- _Stated task_
Lines holding the string "this" are the ones to copy; find them all in the data.

* Start Supplied data *

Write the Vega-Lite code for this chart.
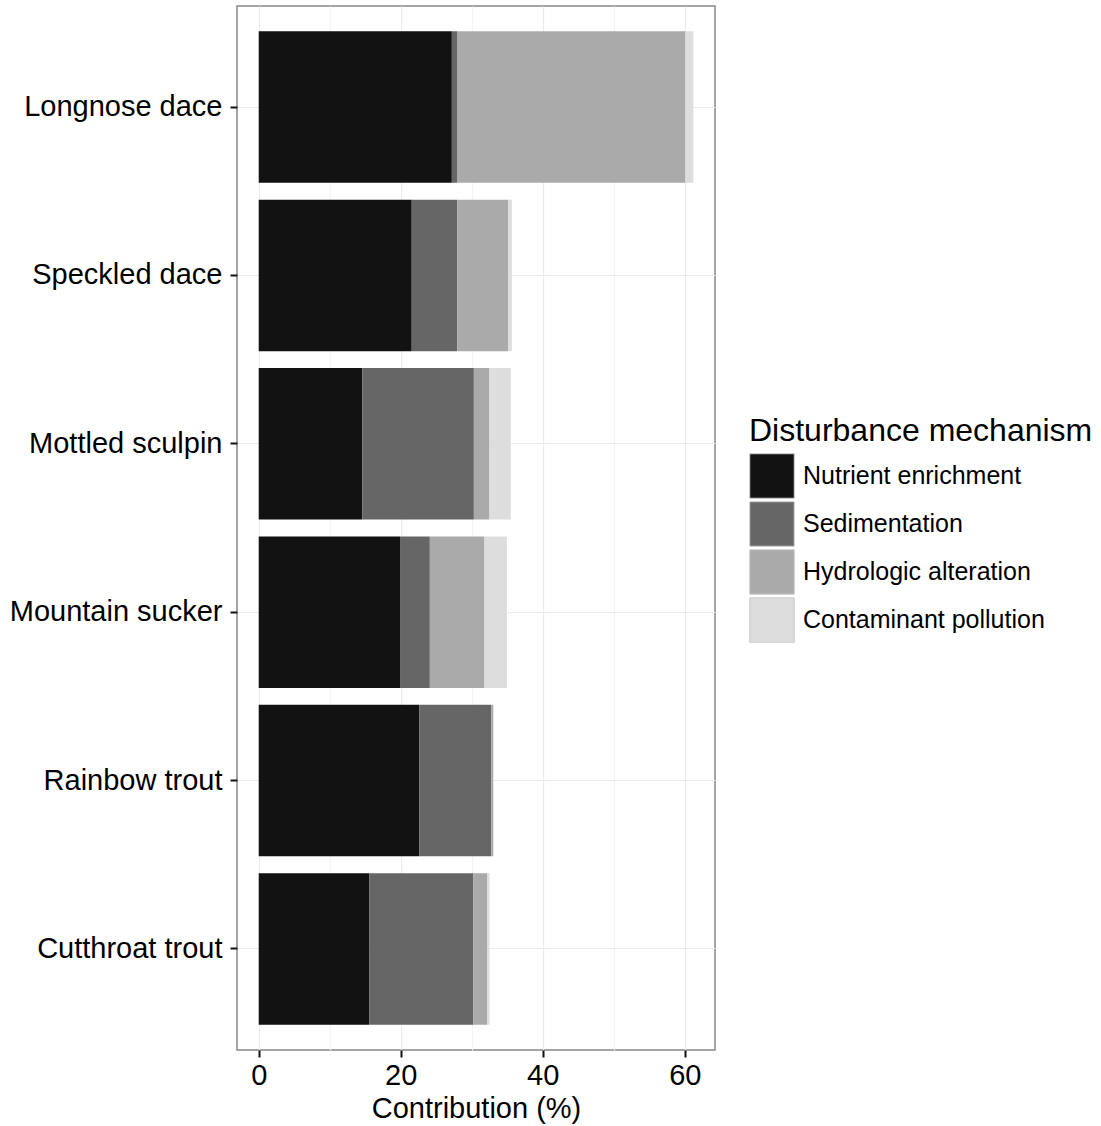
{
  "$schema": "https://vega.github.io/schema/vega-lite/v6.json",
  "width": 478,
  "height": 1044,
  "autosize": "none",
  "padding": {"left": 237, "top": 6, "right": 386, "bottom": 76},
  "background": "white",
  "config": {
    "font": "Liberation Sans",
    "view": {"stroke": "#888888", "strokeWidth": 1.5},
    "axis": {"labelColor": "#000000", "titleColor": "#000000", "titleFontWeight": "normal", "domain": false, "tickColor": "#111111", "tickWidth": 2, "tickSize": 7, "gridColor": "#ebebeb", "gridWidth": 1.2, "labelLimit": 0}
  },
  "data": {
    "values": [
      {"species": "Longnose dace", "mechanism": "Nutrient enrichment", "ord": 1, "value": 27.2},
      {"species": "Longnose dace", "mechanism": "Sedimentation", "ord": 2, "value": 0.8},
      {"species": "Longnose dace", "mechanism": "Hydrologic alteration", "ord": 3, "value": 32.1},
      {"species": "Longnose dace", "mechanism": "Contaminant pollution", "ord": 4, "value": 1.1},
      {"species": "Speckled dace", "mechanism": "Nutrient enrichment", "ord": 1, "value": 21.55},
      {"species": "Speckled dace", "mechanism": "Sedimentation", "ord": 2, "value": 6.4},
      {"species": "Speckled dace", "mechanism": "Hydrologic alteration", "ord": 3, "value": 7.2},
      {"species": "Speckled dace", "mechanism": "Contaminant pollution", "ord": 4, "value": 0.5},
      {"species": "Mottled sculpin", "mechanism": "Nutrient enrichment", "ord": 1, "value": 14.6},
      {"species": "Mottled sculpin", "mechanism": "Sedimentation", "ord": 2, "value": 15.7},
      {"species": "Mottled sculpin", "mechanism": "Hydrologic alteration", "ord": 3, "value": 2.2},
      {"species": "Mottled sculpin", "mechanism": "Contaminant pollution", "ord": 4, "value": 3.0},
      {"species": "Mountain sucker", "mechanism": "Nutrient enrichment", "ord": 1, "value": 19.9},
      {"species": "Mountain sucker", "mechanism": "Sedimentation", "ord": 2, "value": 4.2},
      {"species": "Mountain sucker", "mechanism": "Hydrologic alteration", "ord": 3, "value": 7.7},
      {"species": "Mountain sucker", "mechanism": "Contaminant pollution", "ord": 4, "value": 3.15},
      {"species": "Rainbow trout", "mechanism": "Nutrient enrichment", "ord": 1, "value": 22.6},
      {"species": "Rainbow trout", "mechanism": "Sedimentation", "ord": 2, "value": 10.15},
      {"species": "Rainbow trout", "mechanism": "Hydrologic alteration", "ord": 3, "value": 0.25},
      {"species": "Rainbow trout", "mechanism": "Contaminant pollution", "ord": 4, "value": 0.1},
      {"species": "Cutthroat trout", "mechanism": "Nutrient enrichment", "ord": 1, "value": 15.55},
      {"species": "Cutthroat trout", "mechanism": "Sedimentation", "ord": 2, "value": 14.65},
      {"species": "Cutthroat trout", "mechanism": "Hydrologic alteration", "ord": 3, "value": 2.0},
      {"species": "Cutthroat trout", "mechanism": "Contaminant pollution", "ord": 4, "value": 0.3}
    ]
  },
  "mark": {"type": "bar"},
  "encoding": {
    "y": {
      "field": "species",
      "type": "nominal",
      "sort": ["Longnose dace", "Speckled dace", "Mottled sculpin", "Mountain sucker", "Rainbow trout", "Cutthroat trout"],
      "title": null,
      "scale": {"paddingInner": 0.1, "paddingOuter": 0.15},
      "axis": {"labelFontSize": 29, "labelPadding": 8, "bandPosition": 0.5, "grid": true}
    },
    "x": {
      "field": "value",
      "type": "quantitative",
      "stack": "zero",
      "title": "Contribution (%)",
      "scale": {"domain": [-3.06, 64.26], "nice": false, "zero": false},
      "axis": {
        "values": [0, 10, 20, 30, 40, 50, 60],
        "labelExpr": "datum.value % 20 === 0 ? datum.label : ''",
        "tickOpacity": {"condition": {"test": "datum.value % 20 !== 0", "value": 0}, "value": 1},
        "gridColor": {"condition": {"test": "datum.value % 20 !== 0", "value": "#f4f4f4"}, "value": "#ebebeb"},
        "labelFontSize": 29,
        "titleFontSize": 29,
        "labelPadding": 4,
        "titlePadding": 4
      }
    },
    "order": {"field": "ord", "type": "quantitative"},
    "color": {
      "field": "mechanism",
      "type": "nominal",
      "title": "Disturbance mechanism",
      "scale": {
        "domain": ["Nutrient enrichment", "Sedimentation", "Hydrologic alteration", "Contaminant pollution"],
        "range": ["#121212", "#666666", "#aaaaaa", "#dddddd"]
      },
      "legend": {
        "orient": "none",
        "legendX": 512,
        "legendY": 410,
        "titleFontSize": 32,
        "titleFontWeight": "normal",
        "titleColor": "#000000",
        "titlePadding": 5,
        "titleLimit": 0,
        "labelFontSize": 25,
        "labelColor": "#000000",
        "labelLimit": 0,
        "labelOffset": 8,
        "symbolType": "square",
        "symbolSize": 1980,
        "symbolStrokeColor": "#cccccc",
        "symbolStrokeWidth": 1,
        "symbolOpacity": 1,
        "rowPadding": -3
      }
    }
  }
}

* End Supplied data *
* Start Supplied data *

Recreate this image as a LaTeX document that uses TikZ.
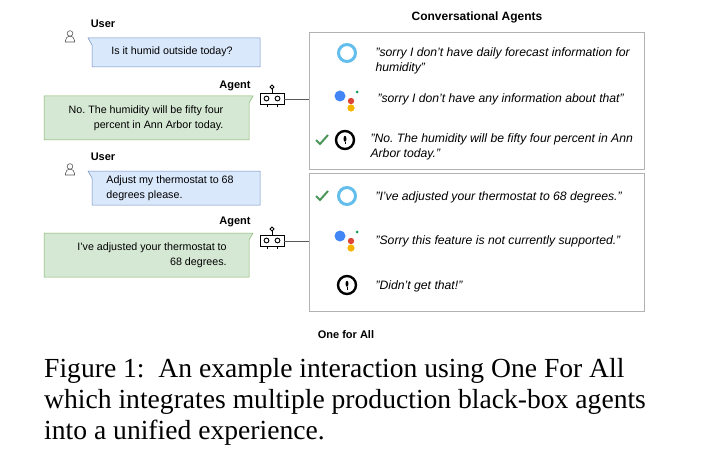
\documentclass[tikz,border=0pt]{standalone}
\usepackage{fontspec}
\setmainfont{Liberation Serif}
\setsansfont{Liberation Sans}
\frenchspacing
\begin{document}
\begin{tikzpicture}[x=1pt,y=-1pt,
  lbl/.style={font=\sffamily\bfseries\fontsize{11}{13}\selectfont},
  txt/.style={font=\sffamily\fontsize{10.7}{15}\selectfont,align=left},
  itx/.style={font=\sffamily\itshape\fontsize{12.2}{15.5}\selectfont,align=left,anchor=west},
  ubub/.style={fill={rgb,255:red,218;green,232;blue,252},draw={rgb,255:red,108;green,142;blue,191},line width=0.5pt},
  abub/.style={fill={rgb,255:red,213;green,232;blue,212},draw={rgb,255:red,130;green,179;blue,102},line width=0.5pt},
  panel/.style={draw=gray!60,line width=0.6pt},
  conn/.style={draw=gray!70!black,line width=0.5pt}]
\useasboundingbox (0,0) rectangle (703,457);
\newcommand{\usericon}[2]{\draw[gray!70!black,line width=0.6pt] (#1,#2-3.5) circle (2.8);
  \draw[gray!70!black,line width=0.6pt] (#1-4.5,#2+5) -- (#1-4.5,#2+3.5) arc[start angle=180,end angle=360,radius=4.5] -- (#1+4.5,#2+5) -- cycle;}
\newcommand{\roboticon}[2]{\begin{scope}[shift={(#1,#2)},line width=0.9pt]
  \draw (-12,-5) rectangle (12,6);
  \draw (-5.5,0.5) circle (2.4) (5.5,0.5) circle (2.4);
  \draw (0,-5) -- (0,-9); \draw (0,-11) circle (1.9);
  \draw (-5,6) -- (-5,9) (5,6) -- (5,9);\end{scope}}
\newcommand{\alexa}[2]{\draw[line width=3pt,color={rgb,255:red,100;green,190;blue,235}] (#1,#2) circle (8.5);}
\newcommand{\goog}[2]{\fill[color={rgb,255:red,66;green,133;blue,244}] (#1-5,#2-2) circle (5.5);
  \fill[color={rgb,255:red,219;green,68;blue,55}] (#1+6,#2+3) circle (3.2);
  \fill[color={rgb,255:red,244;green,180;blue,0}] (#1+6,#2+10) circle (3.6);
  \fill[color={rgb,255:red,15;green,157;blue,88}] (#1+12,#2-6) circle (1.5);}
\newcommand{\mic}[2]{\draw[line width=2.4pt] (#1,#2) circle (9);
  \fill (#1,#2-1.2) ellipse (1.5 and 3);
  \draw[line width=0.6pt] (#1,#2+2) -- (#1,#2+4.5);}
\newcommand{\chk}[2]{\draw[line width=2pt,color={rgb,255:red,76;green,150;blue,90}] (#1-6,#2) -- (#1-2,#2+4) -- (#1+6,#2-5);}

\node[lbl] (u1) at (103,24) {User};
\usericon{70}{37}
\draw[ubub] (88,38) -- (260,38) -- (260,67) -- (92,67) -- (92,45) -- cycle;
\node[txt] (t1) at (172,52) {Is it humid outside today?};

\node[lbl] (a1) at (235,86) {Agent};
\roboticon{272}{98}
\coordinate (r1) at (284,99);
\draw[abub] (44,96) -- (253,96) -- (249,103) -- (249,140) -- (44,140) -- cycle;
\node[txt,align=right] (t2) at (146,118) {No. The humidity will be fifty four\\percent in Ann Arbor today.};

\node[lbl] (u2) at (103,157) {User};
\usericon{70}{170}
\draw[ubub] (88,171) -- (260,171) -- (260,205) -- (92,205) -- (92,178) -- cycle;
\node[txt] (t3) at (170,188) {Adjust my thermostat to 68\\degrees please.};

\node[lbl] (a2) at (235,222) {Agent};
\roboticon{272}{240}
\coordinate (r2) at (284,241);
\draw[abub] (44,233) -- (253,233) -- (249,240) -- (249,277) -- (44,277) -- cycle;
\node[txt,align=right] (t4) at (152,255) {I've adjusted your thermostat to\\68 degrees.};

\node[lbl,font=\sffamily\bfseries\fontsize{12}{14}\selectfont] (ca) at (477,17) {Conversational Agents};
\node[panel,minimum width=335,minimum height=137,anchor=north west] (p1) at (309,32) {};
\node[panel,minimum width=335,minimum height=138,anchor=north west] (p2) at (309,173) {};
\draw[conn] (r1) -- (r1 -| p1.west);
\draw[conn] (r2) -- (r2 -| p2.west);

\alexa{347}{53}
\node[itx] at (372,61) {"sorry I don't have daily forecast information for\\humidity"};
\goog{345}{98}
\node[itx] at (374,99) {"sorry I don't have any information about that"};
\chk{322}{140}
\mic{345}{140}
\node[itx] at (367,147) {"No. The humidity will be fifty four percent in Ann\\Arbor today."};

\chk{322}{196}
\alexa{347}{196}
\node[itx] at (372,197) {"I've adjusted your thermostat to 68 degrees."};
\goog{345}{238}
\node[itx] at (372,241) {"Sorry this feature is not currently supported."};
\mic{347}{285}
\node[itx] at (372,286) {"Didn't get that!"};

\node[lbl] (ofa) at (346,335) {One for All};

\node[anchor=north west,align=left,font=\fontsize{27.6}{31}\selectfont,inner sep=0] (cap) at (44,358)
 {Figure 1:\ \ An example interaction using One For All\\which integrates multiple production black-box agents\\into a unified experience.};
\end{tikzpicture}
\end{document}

* End Supplied data *

- _Expected output_
Write the Vega-Lite code for this chart.
Recreate this image as a LaTeX document that uses TikZ.
\node[itx] at (372,241) {"Sorry this feature is not currently supported."};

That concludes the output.